Bucking a growing trend for the abandonment of real musicians playing the score on the evening – the National Theatre’s smash hit War Horse has recently resorted to using a pre-recorded soundtrack – Banbridge Music Society promises live accompaniment. ‘Of course we have a band,’ Anderson comments dryly. ‘We don’t do tracks.’
With 31 named parts to fill, many requiring acting skills as well as singing, casting the new show has been a far from straightforward process, especially for an amateur company. Anderson is, however, clearly delighted by the talented team that he has ended up with, and the unwavering commitment they have shown in getting Titanic Serenade ready for its first performance.

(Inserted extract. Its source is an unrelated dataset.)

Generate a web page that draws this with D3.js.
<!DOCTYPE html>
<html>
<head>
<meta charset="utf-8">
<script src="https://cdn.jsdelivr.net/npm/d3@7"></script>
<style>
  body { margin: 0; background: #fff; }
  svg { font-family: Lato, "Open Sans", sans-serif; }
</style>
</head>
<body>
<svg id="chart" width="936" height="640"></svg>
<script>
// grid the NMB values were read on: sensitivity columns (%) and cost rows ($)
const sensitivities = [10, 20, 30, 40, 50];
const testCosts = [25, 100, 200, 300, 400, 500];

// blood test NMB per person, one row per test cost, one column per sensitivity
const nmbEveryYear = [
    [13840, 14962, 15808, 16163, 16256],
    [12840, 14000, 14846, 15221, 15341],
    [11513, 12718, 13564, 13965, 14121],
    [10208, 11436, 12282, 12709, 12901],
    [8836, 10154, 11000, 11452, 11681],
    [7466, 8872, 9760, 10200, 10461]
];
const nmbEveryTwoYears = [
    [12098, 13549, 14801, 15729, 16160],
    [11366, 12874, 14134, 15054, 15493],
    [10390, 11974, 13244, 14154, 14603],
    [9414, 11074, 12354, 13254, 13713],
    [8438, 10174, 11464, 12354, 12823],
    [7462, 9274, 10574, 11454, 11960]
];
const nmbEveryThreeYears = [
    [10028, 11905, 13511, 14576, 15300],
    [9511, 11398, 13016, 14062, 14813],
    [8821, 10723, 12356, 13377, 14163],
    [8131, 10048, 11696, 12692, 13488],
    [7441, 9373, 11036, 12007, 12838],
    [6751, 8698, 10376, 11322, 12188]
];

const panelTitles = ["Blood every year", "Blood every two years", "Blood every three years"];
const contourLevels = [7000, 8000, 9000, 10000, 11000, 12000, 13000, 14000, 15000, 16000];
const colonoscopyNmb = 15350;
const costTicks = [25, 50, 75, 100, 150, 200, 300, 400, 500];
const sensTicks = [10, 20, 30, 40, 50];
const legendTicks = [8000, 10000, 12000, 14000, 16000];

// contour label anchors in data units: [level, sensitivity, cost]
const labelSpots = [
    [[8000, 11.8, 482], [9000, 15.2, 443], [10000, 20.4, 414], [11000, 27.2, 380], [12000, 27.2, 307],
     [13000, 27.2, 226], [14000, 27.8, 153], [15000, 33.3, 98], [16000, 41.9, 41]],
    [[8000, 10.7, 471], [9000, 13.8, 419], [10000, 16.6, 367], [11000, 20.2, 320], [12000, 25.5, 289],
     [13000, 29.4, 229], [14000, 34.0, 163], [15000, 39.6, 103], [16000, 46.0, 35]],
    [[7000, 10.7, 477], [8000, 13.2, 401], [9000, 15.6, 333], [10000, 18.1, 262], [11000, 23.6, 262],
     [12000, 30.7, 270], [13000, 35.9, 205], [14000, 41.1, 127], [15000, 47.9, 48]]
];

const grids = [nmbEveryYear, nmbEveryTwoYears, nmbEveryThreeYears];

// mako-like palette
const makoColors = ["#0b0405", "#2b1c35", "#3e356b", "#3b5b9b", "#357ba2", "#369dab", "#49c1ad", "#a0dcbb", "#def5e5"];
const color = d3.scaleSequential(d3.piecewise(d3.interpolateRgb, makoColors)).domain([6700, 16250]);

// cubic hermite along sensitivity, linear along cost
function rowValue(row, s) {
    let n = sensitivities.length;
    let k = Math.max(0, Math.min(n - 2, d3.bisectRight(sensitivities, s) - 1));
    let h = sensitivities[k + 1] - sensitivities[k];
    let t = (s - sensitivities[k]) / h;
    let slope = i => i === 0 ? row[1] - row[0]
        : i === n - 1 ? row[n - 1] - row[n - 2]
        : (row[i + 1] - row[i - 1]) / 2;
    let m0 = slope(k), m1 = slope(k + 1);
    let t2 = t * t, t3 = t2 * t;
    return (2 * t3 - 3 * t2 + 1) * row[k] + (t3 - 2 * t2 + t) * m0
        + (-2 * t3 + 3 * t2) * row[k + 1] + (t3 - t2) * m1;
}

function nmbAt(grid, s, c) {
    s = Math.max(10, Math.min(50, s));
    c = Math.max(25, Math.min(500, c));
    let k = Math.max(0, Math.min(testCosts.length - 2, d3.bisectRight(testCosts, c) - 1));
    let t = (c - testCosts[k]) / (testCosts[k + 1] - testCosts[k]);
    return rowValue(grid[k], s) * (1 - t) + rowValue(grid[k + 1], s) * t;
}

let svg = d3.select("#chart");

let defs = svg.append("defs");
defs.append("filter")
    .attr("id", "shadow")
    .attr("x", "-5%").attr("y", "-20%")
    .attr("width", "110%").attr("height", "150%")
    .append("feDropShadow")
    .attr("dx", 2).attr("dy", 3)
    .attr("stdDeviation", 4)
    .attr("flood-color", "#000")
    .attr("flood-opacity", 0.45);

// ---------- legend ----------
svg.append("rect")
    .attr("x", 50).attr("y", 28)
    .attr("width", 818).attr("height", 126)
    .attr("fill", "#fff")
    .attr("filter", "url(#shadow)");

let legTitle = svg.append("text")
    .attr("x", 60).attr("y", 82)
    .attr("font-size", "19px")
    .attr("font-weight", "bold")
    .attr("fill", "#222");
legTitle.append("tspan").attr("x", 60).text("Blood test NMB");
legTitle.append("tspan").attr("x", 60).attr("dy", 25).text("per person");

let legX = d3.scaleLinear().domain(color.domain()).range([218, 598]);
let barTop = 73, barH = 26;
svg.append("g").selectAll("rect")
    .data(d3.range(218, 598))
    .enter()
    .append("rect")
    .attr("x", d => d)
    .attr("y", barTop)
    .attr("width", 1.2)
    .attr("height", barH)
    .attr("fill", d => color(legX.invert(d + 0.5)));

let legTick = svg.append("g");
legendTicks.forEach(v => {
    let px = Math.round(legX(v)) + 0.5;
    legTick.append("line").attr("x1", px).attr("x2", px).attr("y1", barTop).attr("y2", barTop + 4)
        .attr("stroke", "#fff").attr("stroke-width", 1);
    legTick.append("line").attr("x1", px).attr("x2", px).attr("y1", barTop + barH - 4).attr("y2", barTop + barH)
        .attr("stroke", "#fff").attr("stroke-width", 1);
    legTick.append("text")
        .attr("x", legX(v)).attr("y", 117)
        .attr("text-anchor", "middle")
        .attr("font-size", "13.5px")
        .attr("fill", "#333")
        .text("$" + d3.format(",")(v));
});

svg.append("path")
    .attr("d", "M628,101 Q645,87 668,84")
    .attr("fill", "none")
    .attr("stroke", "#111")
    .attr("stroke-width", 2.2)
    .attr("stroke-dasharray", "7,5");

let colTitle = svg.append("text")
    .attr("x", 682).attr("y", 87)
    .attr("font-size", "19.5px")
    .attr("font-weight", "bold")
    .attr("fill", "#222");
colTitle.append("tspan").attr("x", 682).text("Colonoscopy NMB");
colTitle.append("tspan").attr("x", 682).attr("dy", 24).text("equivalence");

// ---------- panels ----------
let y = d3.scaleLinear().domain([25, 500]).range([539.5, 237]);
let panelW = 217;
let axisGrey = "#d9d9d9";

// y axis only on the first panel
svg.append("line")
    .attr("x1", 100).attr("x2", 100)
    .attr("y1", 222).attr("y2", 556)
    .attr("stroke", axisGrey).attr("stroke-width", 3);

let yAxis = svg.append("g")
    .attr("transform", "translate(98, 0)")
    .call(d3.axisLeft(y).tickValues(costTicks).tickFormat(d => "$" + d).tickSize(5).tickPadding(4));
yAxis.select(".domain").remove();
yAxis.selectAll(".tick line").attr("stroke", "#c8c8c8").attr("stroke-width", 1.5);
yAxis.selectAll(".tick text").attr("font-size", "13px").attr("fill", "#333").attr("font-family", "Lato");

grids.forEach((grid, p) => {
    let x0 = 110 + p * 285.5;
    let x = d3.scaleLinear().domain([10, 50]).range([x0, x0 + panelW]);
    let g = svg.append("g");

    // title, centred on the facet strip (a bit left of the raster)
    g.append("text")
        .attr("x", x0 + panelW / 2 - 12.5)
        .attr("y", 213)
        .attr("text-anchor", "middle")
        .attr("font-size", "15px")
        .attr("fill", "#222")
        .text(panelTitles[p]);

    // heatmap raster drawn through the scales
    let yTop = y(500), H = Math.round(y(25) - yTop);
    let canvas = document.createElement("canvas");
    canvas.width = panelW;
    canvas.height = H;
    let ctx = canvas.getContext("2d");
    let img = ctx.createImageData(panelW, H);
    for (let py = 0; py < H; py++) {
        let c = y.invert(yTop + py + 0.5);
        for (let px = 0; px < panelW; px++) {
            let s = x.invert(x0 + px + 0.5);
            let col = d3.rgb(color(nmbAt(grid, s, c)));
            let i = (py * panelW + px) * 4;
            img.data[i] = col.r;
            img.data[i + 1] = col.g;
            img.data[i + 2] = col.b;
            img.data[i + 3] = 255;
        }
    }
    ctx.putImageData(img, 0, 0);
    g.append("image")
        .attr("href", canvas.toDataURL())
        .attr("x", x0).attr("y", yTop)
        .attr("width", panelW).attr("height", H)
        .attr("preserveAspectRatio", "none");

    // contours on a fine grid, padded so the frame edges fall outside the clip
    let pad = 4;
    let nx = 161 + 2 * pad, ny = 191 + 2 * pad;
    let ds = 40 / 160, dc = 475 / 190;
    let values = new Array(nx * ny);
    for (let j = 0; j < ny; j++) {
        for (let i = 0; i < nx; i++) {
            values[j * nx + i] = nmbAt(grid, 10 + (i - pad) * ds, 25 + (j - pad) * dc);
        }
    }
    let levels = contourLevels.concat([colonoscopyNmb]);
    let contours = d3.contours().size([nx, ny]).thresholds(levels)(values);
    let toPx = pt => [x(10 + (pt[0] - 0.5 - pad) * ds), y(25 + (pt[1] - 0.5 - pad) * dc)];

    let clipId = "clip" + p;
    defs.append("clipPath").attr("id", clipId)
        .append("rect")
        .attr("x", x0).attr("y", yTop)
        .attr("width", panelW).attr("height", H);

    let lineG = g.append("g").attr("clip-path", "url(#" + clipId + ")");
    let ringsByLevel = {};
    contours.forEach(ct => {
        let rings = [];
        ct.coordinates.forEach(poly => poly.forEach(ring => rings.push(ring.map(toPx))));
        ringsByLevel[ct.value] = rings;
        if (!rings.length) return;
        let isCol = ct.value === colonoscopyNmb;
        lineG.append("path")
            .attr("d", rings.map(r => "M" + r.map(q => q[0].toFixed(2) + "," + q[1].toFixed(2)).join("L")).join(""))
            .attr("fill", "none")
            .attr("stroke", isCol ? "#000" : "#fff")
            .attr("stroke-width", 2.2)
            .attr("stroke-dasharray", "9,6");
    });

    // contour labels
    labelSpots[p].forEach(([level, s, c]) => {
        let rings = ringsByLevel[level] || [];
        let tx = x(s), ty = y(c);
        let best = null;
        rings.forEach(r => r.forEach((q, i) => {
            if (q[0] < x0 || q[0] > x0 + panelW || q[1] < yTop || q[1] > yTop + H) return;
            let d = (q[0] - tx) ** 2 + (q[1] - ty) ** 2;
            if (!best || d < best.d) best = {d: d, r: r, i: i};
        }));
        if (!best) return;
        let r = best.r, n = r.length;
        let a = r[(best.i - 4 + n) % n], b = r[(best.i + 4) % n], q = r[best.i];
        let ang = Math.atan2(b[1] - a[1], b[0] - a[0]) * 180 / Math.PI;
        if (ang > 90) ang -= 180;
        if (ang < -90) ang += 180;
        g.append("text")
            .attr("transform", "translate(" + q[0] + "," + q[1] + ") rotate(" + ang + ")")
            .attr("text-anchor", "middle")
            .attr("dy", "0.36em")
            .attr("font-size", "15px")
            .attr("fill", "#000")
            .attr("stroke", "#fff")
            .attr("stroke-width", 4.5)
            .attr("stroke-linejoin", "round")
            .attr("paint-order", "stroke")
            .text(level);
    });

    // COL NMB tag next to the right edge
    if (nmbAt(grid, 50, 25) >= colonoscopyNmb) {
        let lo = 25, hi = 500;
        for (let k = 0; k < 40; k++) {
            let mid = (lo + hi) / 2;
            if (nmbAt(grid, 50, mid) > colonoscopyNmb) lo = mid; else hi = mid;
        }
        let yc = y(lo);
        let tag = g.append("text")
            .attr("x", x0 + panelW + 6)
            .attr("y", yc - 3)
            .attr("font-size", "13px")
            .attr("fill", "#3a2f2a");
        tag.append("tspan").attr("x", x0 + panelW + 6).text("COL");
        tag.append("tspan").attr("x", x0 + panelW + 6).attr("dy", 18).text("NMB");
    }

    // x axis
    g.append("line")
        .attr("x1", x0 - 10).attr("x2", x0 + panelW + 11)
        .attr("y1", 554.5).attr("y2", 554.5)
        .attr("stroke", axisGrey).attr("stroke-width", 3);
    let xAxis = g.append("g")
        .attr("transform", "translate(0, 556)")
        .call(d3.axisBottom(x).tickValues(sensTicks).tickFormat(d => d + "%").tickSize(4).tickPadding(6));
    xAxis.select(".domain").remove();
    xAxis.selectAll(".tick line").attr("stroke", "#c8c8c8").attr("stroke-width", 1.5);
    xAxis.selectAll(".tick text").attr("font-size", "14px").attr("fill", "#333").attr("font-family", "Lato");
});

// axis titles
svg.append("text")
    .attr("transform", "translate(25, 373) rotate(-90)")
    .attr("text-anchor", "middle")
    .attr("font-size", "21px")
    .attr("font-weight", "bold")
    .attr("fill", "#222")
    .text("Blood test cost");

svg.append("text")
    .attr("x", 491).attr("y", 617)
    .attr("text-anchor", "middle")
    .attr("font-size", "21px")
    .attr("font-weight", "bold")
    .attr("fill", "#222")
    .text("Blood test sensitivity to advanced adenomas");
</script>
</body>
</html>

‘Coming up to showtime, cast rehearsals are on Monday and Wednesday evenings, and Sundays. This, of course, is [the cast's] hobby, but it’s a strange hobby where you have to work so hard. These people have to sing, dance and act, as well as do their day jobs, make the children’s tea, and do all the bits and pieces.’

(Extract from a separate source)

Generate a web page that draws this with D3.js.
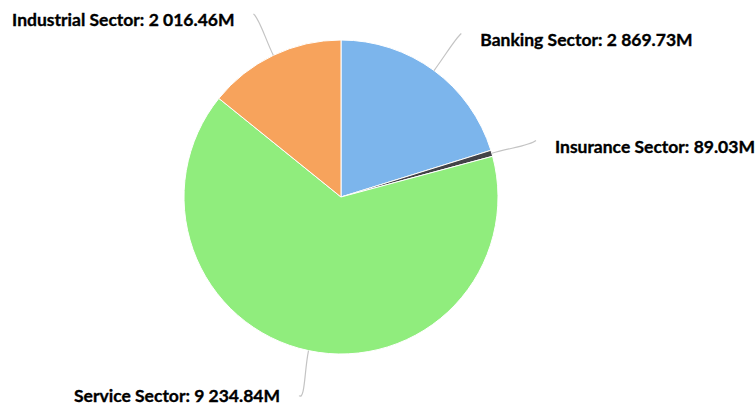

Anderson has no doubt where the motivation comes from, what makes the Banbridge players voluntarily relinquish the temptations of a cosy evening in front of the television, in favour of draughty, unprepossessing rehearsal spaces.
‘You have to understand,’ he smiles, ‘there’s nothing like the thrill of a live audience, when you’re in a theatre and the band strike up, the curtain goes back, and you start. And the audience will also feel that frisson, the adrenaline rush. It’s not like film, where you can have 45 takes. Once the curtain goes up, you have to get from A to Z without making a mess of it.’

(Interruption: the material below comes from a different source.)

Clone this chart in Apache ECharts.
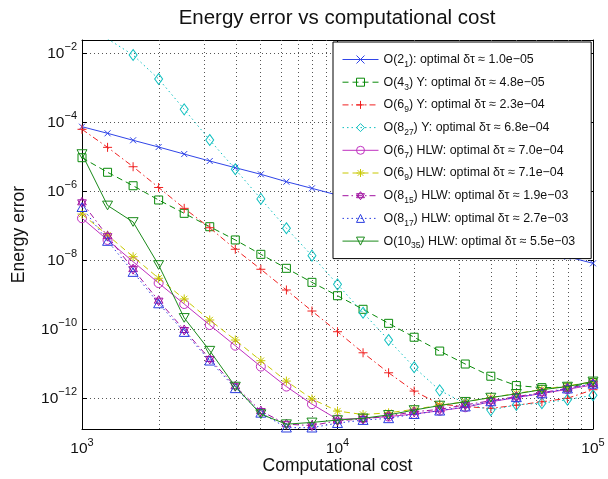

There is also, with Titanic Serenade, what Anderson terms ‘the excitement of building something from scratch’, the added motivation created by knowing that no other company has staged their new production before – anywhere, ever.
‘You can take a show like Hello, Dolly! or Oklahoma! and it’s tried and tested, and well known. Titanic Serenade, by contrast, is a totally unknown quantity. But the quality of the writing, I have to say, is brilliant. Stewart has done a fabulous job in his adaptation.’
Fresh from a Sunday run-through at which the playwright and his wife were present, Anderson is bubbling with energy and positivity as curtain-up for the opening night approaches. ‘We’ve just had one of our best rehearsals ever,’ he enthuses. ‘The singing was great, they seem to have found their characters.’
He cites ‘the opulence of the era’ and ‘the extreme loss of life’ as two key explanations for the enduring fascination of the Titanic story, and the need to re-tell it to successive generations of people.
‘We’ve obviously been doing our research for the new show,’ Anderson comments. ‘And the more you read about Titanic, the more interesting it becomes. The old clichés ring true. You laugh a bit, you cry a bit, and Titanic Serenade incorporates both those reactions.’
Tradition and continuity also play a key part in creating the type of team solidarity you need in amateur companies, when rehearsal schedules get particularly fraught and flustered. In that respect the Banbridge Musical Society has plenty of history to fall back on.
‘This will be their 71st year,’ Anderson explains. ‘They’re used to having large numbers of people. For the pantos they would have over 70, more when you add the kids and teenagers. But to my knowledge this is the society’s first world premiere. There’s a special buzz doing something different.’
Titanic Serenade runs at the Iveagh Movie Studios, Banbridge from May 13 – 17.